Tuesday, July 28, 2015

That's One Way To Do It!

After the news came out that The Satanic Temple had lost the original venue for the unveiling of their Baphomet statue in Detroit, emboldened conservative Christians announced various plans to protest and disrupt the event at its new location, wherever that turned out to be. But the event promoters came up with an clever and hilarious way to weed them out, and the unveiling went off without a hitch.

First, taking a hint from rave culture, they kept the location secret to the public. Anyone wanting to attend had to go to the ticketing location in person to buy tickets, and only then would they receive the site of the unveiling. Better still, before anyone could buy a ticket and obtain the location, they had to sign their soul over to Satan. Predictably, no protesters made it to the event. Most likely none of them wanted to take the chance that signing might have real spiritual consequences.

Any conservative who wanted to ruin the Satanic Temple’s party would have had to sign a Transfer of Soul Agreement literally signing their eternal soul over to Satan. Here’s the text of that agreement:

"I agree that by signing this document under any name, given or adopted, actual or pseudonymous, I am hereby avowing my soul to Satan (aka Abbadon, aka Lucifer, aka Beelzebub, aka The Antichrist). I do so knowing that He (aka The Fallen One, aka The Father of Lies) or any of His representatives may choose to collect my eternal soul at any time, with or without notice. I understand that my signature or mark representing any name, real or made up, upon these papers constitutes a lasting and eternal contract, and that there will be no further negotiations on the matter of my eternal soul."

Predictably, with ingenious measures put in place, the whole event happened without a single problem and the long-awaited unveiling of the statue finally occurred in all its glory sealed by a kiss between the two men who removed the sheet covering it.

Now as I've mentioned before, Satanic Temple members are mostly LaVey Satanists who don't literally believe in an actual being named Satan who could take your soul. For that matter, my guess is that most of them don't even believe that "the soul" exists. But the point is that the sort of fundamentalist Christians who would protest the statue do. Apparently, they even fear that simply signing a form could place theirs in jeopardy.
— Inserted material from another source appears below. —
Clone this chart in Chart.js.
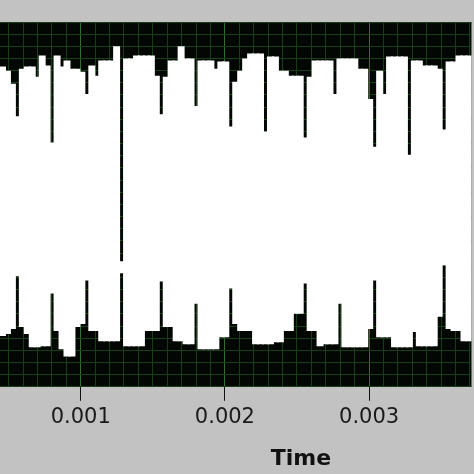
<!DOCTYPE html>
<html>
<head>
<meta charset="utf-8">
<script src="https://cdn.jsdelivr.net/npm/chart.js@4"></script>
<style>
  html, body { margin: 0; padding: 0; background: #c2c2c2; }
  canvas { display: block; }
</style>
</head>
<body>
<canvas id="wave" width="474" height="474"></canvas>
<script>
// envelope of the signal, depth measured downward from the top of the trace (display units)
const upperEdge = [68,72,85,117,70,68,68,78,57,67,143,57,68,62,70,70,73,95,67,77,
  62,62,62,48,270,60,60,57,57,57,57,77,115,78,62,62,48,60,60,107,
  62,62,62,70,63,63,127,83,72,60,55,55,55,132,58,58,72,72,77,77,
  77,138,78,62,62,62,62,95,60,60,60,60,70,70,100,147,72,95,58,58,
  58,58,155,62,62,67,67,67,70,130,63,63,57,57,57];
const lowerEdge = [332,330,325,273,323,330,343,343,342,342,290,327,345,352,352,323,320,277,327,327,
  337,337,337,337,260,342,342,342,342,327,327,327,278,323,323,337,337,340,340,300,
  345,345,345,345,333,333,285,320,327,327,327,340,340,340,340,338,338,327,327,310,
  310,280,327,327,342,340,340,340,300,343,343,343,343,343,325,277,333,333,333,343,
  343,343,343,328,342,342,342,342,313,262,325,327,327,337,337];
const timeMin = 0.00044;
const timeMax = 0.00371;
const gridTimes = [5,6,7,8,9,10,11,12,13,14,15,16,17,18,19,20,21,22,23,24,25,26,27,28,29,30,31,32,33,34,35,36,37].map(k => k / 10000);
const labelTimes = [0.001, 0.002, 0.003];

const bins = upperEdge.map((_, i) => i);
const envelope = upperEdge.map((t, i) => [t, lowerEdge[i]]);

const isMajor = v => labelTimes.some(t => Math.abs(v - t) < 1e-9);
const majorIdx = c => typeof c.index === 'number' && gridTimes[c.index] !== undefined && isMajor(gridTimes[c.index]);

const panelPlugin = {
  id: 'panel',
  beforeDraw(chart) {
    const { ctx, chartArea: a } = chart;
    ctx.save();
    ctx.fillStyle = '#c2c2c2';
    ctx.fillRect(0, 0, chart.width, chart.height);
    ctx.fillStyle = '#030703';
    ctx.fillRect(a.left, a.top, a.right - a.left, a.bottom - a.top);
    ctx.restore();
  },
  afterDraw(chart) {
    const { ctx } = chart;
    ctx.save();
    ctx.fillStyle = '#111';
    ctx.font = 'bold 22px "DejaVu Sans"';
    ctx.textAlign = 'center';
    ctx.textBaseline = 'middle';
    ctx.fillText('Time', 301, 459);
    ctx.restore();
  }
};

new Chart(document.getElementById('wave'), {
  type: 'bar',
  data: {
    labels: bins,
    datasets: [{
      data: envelope,
      backgroundColor: '#ffffff',
      borderWidth: 0,
      inflateAmount: 1,
      barPercentage: 1,
      categoryPercentage: 1
    }]
  },
  options: {
    responsive: false, animation: false, devicePixelRatio: 1,
    layout: { padding: { top: 22, bottom: 40, left: 0, right: 0 } },
    plugins: { legend: { display: false }, tooltip: { enabled: false } },
    scales: {
      x: { display: false },
      x2: {
        type: 'linear', position: 'bottom', min: timeMin, max: timeMax, offset: false,
        afterBuildTicks: axis => { axis.ticks = gridTimes.map(v => ({ value: v })); },
        border: { display: false },
        grid: {
          offset: false,
          color: c => majorIdx(c) ? '#2f6f2f' : '#173f17',
          lineWidth: 1,
          tickColor: c => majorIdx(c) ? '#111111' : 'rgba(0,0,0,0)',
          tickLength: 14
        },
        ticks: {
          autoSkip: false, maxRotation: 0,
          color: '#1a1a1a', font: { family: 'DejaVu Sans', size: 21 }, padding: 4,
          callback: v => isMajor(v) ? v.toFixed(3) : ''
        }
      },
      y: {
        reverse: true, min: 23, max: 383,
        border: { display: false },
        grid: { color: '#173f17', drawTicks: false },
        ticks: { display: false, stepSize: 12 }
      }
    }
  },
  plugins: [panelPlugin]
});
</script>
</body>
</html>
I expect we may see this tactic adopted again at other events, since it worked so well this time around. What's so amusing about it is that nobody takes it seriously aside from the exact people that the "contract" is designed to exclude. Even from a magical standpoint you can't really sell your soul. The popular fiction surrounding the idea is based on the lore of pacts with spirits, which can be magically effective. But spirits also know that "the soul" is not a thing that can be traded.